Reasoning for Dismissal of Piercing the Corporate Veil and Breach of Fiduciary Duty Claims
The court addressed the claims of piercing the corporate veil and breach of fiduciary duty, emphasizing that the plaintiff must demonstrate complete domination of the corporation by its owners and that such domination was employed to commit a fraud or wrong against the plaintiff. The court found the plaintiff's allegations to be conclusory, lacking in specific details about how Schwartz exercised dominion over GSA to commit a wrong. Furthermore, the court noted that there was no fiduciary relationship established between the plaintiff and Schwartz through the PA Agreement, as the conduct of the parties did not rise to that level. This ruling underscored the stringent requirements for piercing the corporate veil and the necessity of proving both domination and wrongdoing in order to hold an individual liable for a corporation’s actions.

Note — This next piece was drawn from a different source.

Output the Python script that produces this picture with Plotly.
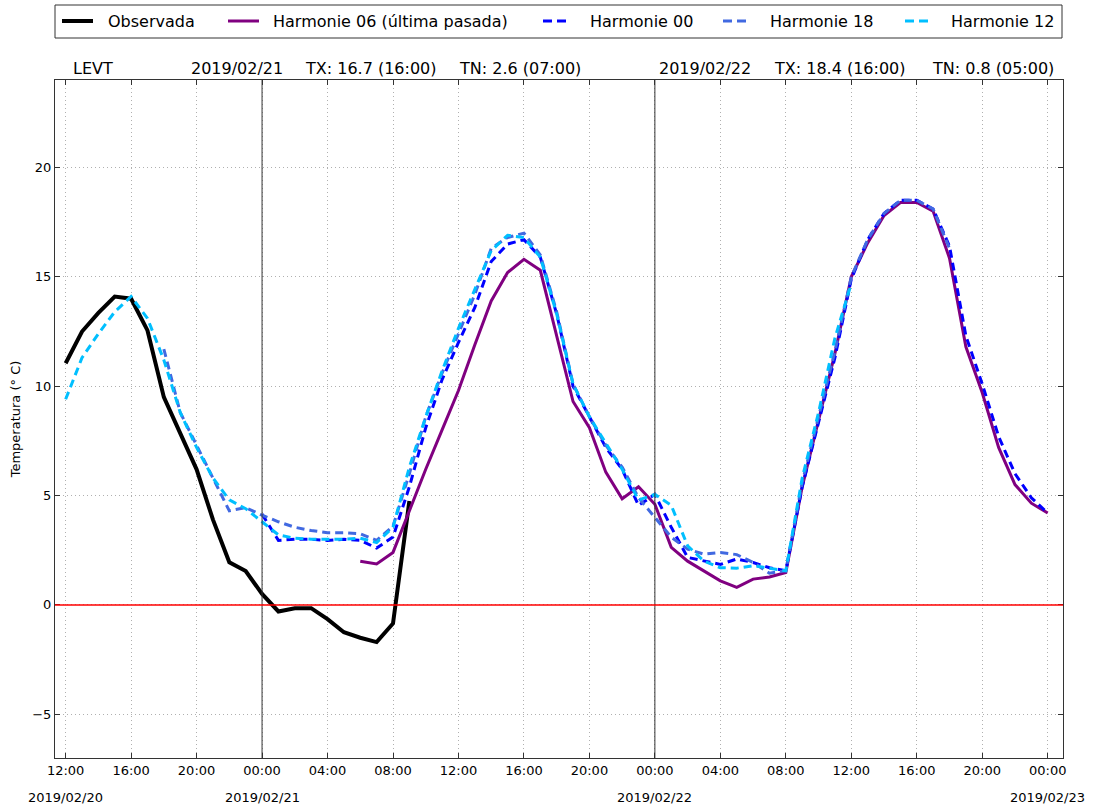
import pandas as pd
import plotly.graph_objects as go

# ---------------- data ----------------
obs_start = "2019-02-20 12:00"
obs_values = [11.05, 12.5, 13.35, 14.1, 14.0, 12.55, 9.5, 7.85, 6.2, 3.9, 1.95, 1.55,
              0.5, -0.3, -0.15, -0.15, -0.65, -1.25, -1.5, -1.7, -0.85, 4.75]

h06_start = "2019-02-21 06:00"
h06_values = [2.0, 1.87, 2.4, 4.3, 6.2, 8.0, 9.8, 11.9, 13.9, 15.2, 15.8, 15.3,
              12.3, 9.3, 8.1, 6.07, 4.85, 5.4,
              4.6, 2.63, 2.0, 1.56, 1.1, 0.8, 1.18, 1.28, 1.48, 5.4, 8.4, 11.5,
              15.0, 16.55, 17.8, 18.4, 18.4, 18.0, 15.85, 11.8, 9.7, 7.2, 5.5, 4.65,
              4.2]

h00_start = "2019-02-21 00:00"
h00_values = [4.15, 2.95, 3.0, 3.0, 2.95, 3.0, 2.95, 2.6, 3.1, 5.4, 8.1, 10.3,
              12.0, 13.6, 15.7, 16.5, 16.7, 15.9, 13.3, 10.0, 8.6, 7.2, 6.2, 4.55,
              5.05, 3.55, 2.17, 2.0, 1.85, 2.1, 1.94, 1.7, 1.56, 5.4, 8.4, 11.3,
              14.9, 16.7, 17.9, 18.5, 18.5, 18.1, 16.4, 12.3, 10.1, 7.7, 6.0, 4.9,
              4.2]

h18_start = "2019-02-20 18:00"
h18_values = [11.7, 8.8, 7.3, 5.8, 4.3, 4.45,
              4.1, 3.8, 3.55, 3.4, 3.3, 3.3, 3.25, 2.95, 3.6, 6.0, 8.6, 10.6,
              12.4, 14.2, 16.3, 16.8, 17.0, 16.0, 13.4, 10.1, 8.6, 7.3, 6.3, 4.9,
              4.0, 3.1, 2.55, 2.32, 2.4, 2.3, 1.94, 1.45, 1.56, 5.6, 8.6, 11.6,
              15.0, 16.7, 17.9, 18.5, 18.5, 18.1, 16.3]

h12_start = "2019-02-20 12:00"
h12_values = [9.4, 11.3, 12.4, 13.4, 14.1, 13.1, 11.2, 8.8, 7.2, 5.8, 4.8, 4.4,
              3.8, 3.2, 3.05, 3.0, 3.0, 3.0, 3.05, 2.85, 3.55, 6.3, 8.6, 10.7,
              12.65, 14.4, 16.2, 16.9, 16.8, 15.9, 13.3, 10.1, 8.6, 7.4, 6.2, 4.8,
              5.05, 4.55, 2.7, 2.0, 1.7, 1.68, 1.79, 1.68, 1.56, 5.8, 8.8, 12.2,
              14.7]

series_names = ["Observada", "Harmonie 06 (última pasada)", "Harmonie 00",
                "Harmonie 18", "Harmonie 12"]

hour_ticks = pd.date_range("2019-02-20 12:00", "2019-02-23 00:00", freq="4h")
hour_labels = [t.strftime("%H:%M") for t in hour_ticks]
date_ticks = ["2019-02-20 12:00", "2019-02-21 00:00", "2019-02-22 00:00", "2019-02-23 00:00"]
date_labels = ["2019/02/20", "2019/02/21", "2019/02/22", "2019/02/23"]
day_lines = ["2019-02-21 00:00", "2019-02-22 00:00"]
y_ticks = [-5, 0, 5, 10, 15, 20]

station = "LEVT"
day_info = [("2019/02/21", "TX: 16.7 (16:00)", "TN: 2.6 (07:00)"),
            ("2019/02/22", "TX: 18.4 (16:00)", "TN: 0.8 (05:00)")]

# ---------------- layout geometry ----------------
W, H = 1105, 808
L, R, T, B = 55, 1063, 80, 758


def px(xp):
    return (xp - L) / (R - L)


def py(yp):
    return (B - yp) / (B - T)


def hours(start, n):
    return pd.date_range(start, periods=n, freq="h")


FONT = "DejaVu Sans"
styles = [
    dict(color="black", width=4, dash="solid"),
    dict(color="#800080", width=3, dash="solid"),
    dict(color="#0000ff", width=3, dash="8px,5px"),
    dict(color="#4169e1", width=3, dash="8px,5px"),
    dict(color="#00bfff", width=3, dash="8px,5px"),
]
data = [(obs_start, obs_values), (h06_start, h06_values), (h00_start, h00_values),
        (h18_start, h18_values), (h12_start, h12_values)]

fig = go.Figure()
for name, (start, vals), st in zip(series_names, data, styles):
    fig.add_trace(go.Scatter(x=hours(start, len(vals)), y=vals, mode="lines", name=name,
                             line=st, showlegend=False))

shapes = []
# day separator lines
for d in day_lines:
    shapes.append(dict(type="line", xref="x", yref="paper", x0=d, x1=d, y0=0, y1=1,
                       line=dict(color="#333333", width=1)))
# zero line
shapes.append(dict(type="line", xref="paper", yref="y", x0=0, x1=1, y0=0, y1=0,
                   line=dict(color="red", width=1.5)))

# custom legend (matplotlib style, expanded)
shapes.append(dict(type="rect", xref="paper", yref="paper", x0=px(55), x1=px(1062),
                   y0=py(38), y1=py(5), line=dict(color="#333333", width=1),
                   fillcolor="white"))
leg_samples = [(62, 93), (228, 259), (543, 574), (723, 754), (905, 936)]
leg_text_x = [106, 271, 588, 768, 949]
annotations = []
for (x0, x1), tx, name, st in zip(leg_samples, leg_text_x, series_names, styles):
    if st["dash"] == "solid":
        shapes.append(dict(type="line", xref="paper", yref="paper", x0=px(x0), x1=px(x1),
                           y0=py(21), y1=py(21), line=dict(color=st["color"], width=st["width"])))
    else:
        for a, b in [(x0, x0 + 9), (x0 + 14, x0 + 23)]:
            shapes.append(dict(type="line", xref="paper", yref="paper", x0=px(a), x1=px(b),
                               y0=py(21), y1=py(21),
                               line=dict(color=st["color"], width=st["width"])))
    annotations.append(dict(xref="paper", yref="paper", x=px(tx), y=py(21), text=name,
                            showarrow=False, xanchor="left", yanchor="middle",
                            font=dict(size=16, family=FONT, color="black")))

# station / day info above the plot
annotations.append(dict(xref="paper", yref="paper", x=px(71), y=py(69), text=station,
                        showarrow=False, xanchor="left", yanchor="middle",
                        font=dict(size=16, family=FONT, color="black")))
info_x = [(189, 303, 457), (657, 772, 930)]
for (d, tx, tn), xs in zip(day_info, info_x):
    for txt, xx in zip((d, tx, tn), xs):
        annotations.append(dict(xref="paper", yref="paper", x=px(xx), y=py(69), text=txt,
                                showarrow=False, xanchor="left", yanchor="middle",
                                font=dict(size=16, family=FONT, color="black")))

# date labels under the axis
for dt, lab in zip(date_ticks, date_labels):
    annotations.append(dict(xref="x", yref="paper", x=dt, y=py(797), text=lab,
                            showarrow=False, xanchor="center", yanchor="middle",
                            font=dict(size=13, family=FONT, color="black")))

axis_common = dict(showline=True, linecolor="#333333", linewidth=1, mirror="allticks",
                   ticks="inside", ticklen=5, tickcolor="#333333", showgrid=True,
                   gridcolor="#b0b0b0", griddash="1px,3px", gridwidth=1, zeroline=False,
                   tickfont=dict(size=13, family=FONT, color="black"))

fig.update_layout(
    width=W, height=H,
    margin=dict(l=L, r=W - R, t=T, b=H - B),
    paper_bgcolor="white", plot_bgcolor="white",
    showlegend=False,
    shapes=shapes, annotations=annotations,
    xaxis=dict(range=["2019-02-20 11:21", "2019-02-23 00:56"], tickmode="array",
               tickvals=list(hour_ticks), ticktext=hour_labels, **axis_common),
    yaxis=dict(range=[-7, 24], tickmode="array", tickvals=y_ticks,
               ticktext=[("\u2212" + str(-v)) if v < 0 else str(v) for v in y_ticks],
               title=dict(text="Temperatura (° C)", standoff=8,
                          font=dict(size=13, family=FONT, color="black")),
               **axis_common),
    font=dict(family=FONT),
)

fig.write_html("out.html", config={"displayModeBar": False},
               post_script="document.body.style.margin='0';document.body.style.overflow='hidden';")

Reasoning for Allowing Amendment to Add Conversion Claim
The court granted the plaintiff's request to amend the complaint to include a conversion claim against Schwartz, recognizing that the plaintiff had made sufficient allegations to support this new claim. To establish conversion, the plaintiff needed to show that Schwartz intentionally and without authority exercised control over property belonging to the plaintiff, which interfered with the plaintiff's right to possession. The court noted that the allegations regarding Schwartz's unauthorized endorsement of the insurance check and retention of the proceeds met the necessary criteria for a conversion claim. This decision reflected the court's willingness to allow amendments that could potentially clarify and strengthen the plaintiff's position, provided that the allegations had merit and did not prejudice the defendants.